According to court records, Osage Wind LLC v. Osage Minerals Council has been officially scheduled for consideration as part of the Supreme Court’s Jan. 4, 2019, conference.
If at least four justices vote at the conference to grant certiorari, then the case will be scheduled to go before the full Supreme Court.
The conference scheduling order comes one day after attorneys for Osage Wind, Enel Kansas and Enel Green Power North America filed their response to an amicus brief from the Office of the Solicitor General.
Earlier in the month, the U.S. Solicitor General’s office filed an amicus brief siding with the Osage Minerals Council and rejecting claims that the council had no standing to intervene in the case. The council filed a last-minute intervention after its federal trustee, the Department of Interior, did not challenge a lower court’s ruling allowing for turbine construction to proceed.
In their response, attorneys representing Osage Wind, Enel Kansas and Enel Green Power North America reiterated their argument that the Minerals Council could have stepped in earlier rather than just rely on the Department of Interior to speak on its behalf.
“OMC could have moved for permissive intervention or could have filed an amicus brief asserting its views,” the attorneys wrote. “OMC could also have moved to intervene in a timely fashion after the adverse judgment when the United States was unwilling to give it assurances that it would proceed with an appeal.”
In a unanimous decision issued in mid-September 2017 and upheld the following month, a three-judge panel with the 10th Circuit Court of Appeals reversed and remanded a 2015 summary judgment from the Northern District Court of Oklahoma that allowed Osage Wind to conduct excavation work in order to set up 84 wind turbines across 8,400 acres without a mining permit from the Bureau of Indian Affairs or approval from the Osage Minerals Council.
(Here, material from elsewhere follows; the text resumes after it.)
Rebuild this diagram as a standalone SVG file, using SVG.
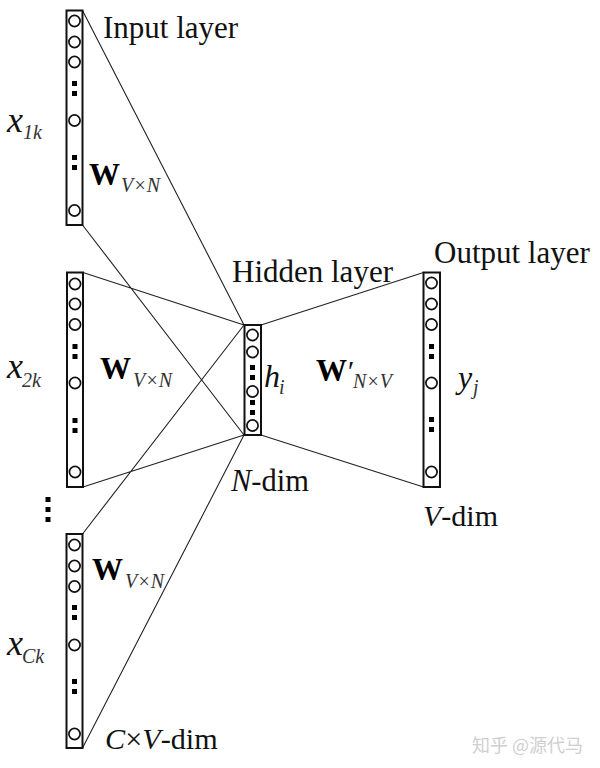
<svg xmlns="http://www.w3.org/2000/svg" width="600" height="768" viewBox="0 0 600 768">
<style>
text{font-family:"Liberation Serif","Times New Roman",serif;fill:#111}
.t{font-size:31px}
.d{font-size:30.500px}
.x{font-size:36px;font-style:italic}
.xs{font-size:20px;font-style:italic;fill:#333}
.w{font-size:31px;font-weight:bold;fill:#000}
.ws{font-size:20px;font-style:italic;font-weight:normal;fill:#333}
.b{fill:#fff;stroke:#111;stroke-width:2}
.c{fill:#fff;stroke:#111;stroke-width:1.7}
.s{fill:#000}
.l{stroke:#222;stroke-width:1.1;fill:none}
.wm{font-family:"Noto Sans CJK SC","Noto Sans",sans-serif;font-size:18px;fill:#cfcfcf}
</style>
<rect width="600" height="768" fill="#fff"/>
<g id="connectors">
<path class="l" d="M82.500 10.500L244 325M82.500 225L244 435M83 272.500L244 325M83 487L244 435M82.500 534L244 325M82.500 748L244 435M261 325L423.500 272.500M261 435L423.500 487"/>
</g>
<g id="input-1">
<rect class="b" x="66.500" y="10.500" width="16" height="214.500"/>
<circle class="c" cx="74.500" cy="21" r="5.600"/><circle class="c" cx="74.500" cy="42" r="5.600"/><circle class="c" cx="74.500" cy="62" r="5.600"/><circle class="c" cx="74.500" cy="120.500" r="5.600"/><circle class="c" cx="74.500" cy="210.500" r="5.600"/>
<rect class="s" x="72" y="81" width="5" height="5"/><rect class="s" x="72" y="91" width="5" height="5"/><rect class="s" x="72" y="155" width="5" height="5"/><rect class="s" x="72" y="165" width="5" height="5"/>
</g>
<g id="input-2">
<rect class="b" x="67" y="272.500" width="16" height="214.500"/>
<circle class="c" cx="75" cy="284" r="5.600"/><circle class="c" cx="75" cy="304" r="5.600"/><circle class="c" cx="75" cy="324.500" r="5.600"/><circle class="c" cx="75" cy="383" r="5.600"/><circle class="c" cx="75" cy="472" r="5.600"/>
<rect class="s" x="72.500" y="344" width="5" height="5"/><rect class="s" x="72.500" y="354" width="5" height="5"/><rect class="s" x="72.500" y="418" width="5" height="5"/><rect class="s" x="72.500" y="428" width="5" height="5"/>
</g>
<g id="ellipsis">
<rect class="s" x="45.500" y="497" width="5" height="5"/><rect class="s" x="45.500" y="507" width="5" height="5"/><rect class="s" x="45.500" y="517" width="5" height="5"/>
</g>
<g id="input-3">
<rect class="b" x="66.500" y="534" width="16" height="214"/>
<circle class="c" cx="74.500" cy="545" r="5.600"/><circle class="c" cx="74.500" cy="566" r="5.600"/><circle class="c" cx="74.500" cy="586.500" r="5.600"/><circle class="c" cx="74.500" cy="645" r="5.600"/><circle class="c" cx="74.500" cy="734" r="5.600"/>
<rect class="s" x="72" y="605" width="5" height="5"/><rect class="s" x="72" y="615" width="5" height="5"/><rect class="s" x="72" y="679" width="5" height="5"/><rect class="s" x="72" y="689" width="5" height="5"/>
</g>
<g id="hidden">
<rect class="b" x="244.500" y="325" width="16.500" height="110"/>
<circle class="c" cx="252.500" cy="335" r="5.600"/><circle class="c" cx="252.500" cy="352" r="5.600"/><circle class="c" cx="252.500" cy="391.500" r="5.600"/><circle class="c" cx="252.500" cy="425.500" r="5.600"/>
<rect class="s" x="250" y="365" width="5" height="5"/><rect class="s" x="250" y="375" width="5" height="5"/><rect class="s" x="250" y="400" width="5" height="5"/><rect class="s" x="250" y="410" width="5" height="5"/>
</g>
<g id="output">
<rect class="b" x="423.500" y="272.500" width="16.500" height="214.500"/>
<circle class="c" cx="431.500" cy="283" r="5.600"/><circle class="c" cx="431.500" cy="304" r="5.600"/><circle class="c" cx="431.500" cy="324.500" r="5.600"/><circle class="c" cx="431.500" cy="383" r="5.600"/><circle class="c" cx="431.500" cy="472" r="5.600"/>
<rect class="s" x="429" y="344" width="5" height="5"/><rect class="s" x="429" y="354" width="5" height="5"/><rect class="s" x="429" y="417" width="5" height="5"/><rect class="s" x="429" y="427" width="5" height="5"/>
</g>
<g id="labels">
<text class="t" x="103" y="38">Input layer</text>
<text class="t" x="232" y="282">Hidden layer</text>
<text class="t" x="434" y="263">Output layer</text>
<text class="d" x="231" y="491"><tspan font-style="italic">N</tspan>-dim</text>
<text class="d" x="423" y="526" style="font-size:30px"><tspan font-style="italic">V</tspan>-dim</text>
<text class="d" x="105" y="749" style="font-size:30.200px"><tspan font-style="italic">C</tspan>×<tspan font-style="italic">V</tspan>-dim</text>
<text class="x" x="7" y="132">x</text><text class="xs" x="23" y="139">1k</text>
<text class="x" x="7" y="378">x</text><text class="xs" x="22" y="387">2k</text>
<text class="x" x="7" y="655">x</text><text class="xs" x="22" y="663">Ck</text>
<text class="x" x="264" y="387" style="font-size:32px">h</text><text class="xs" x="279" y="394">i</text>
<text class="x" x="458" y="388" style="font-size:32px">y</text><text class="xs" x="473" y="394">j</text>
<text class="w" x="89" y="185">W</text><text class="ws" x="121" y="192">V×N</text>
<text class="w" x="100" y="379">W</text><text class="ws" x="133" y="387">V×N</text>
<text class="w" x="92" y="580">W</text><text class="ws" x="125" y="588">V×N</text>
<text class="w" x="316" y="381">W</text><text class="x" x="346" y="381" style="font-size:30px">′</text><text class="ws" x="353" y="388">N×V</text>
<text class="wm" x="472" y="752">知乎 @源代马</text>
</g>
</svg>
In an effort to install the turbine foundations, Osage Wind dug pits measuring 60 feet wide and 30 feet deep. In the process, it excavated more than 60,000 cubic yards of limestone, dolomite and other minerals, ran the smaller chunks through a rock crusher, then returned them to the earth, thus prompting a debate on the definition of “mining.”
Under federal statute, any mining activity conducted in Osage County requires a permit from the BIA. Neither Enel Green Power North America nor its subsidiary, Enel Kansas, obtained one on the grounds that they thought it was not needed.
The Supreme Court case number is 17-1237.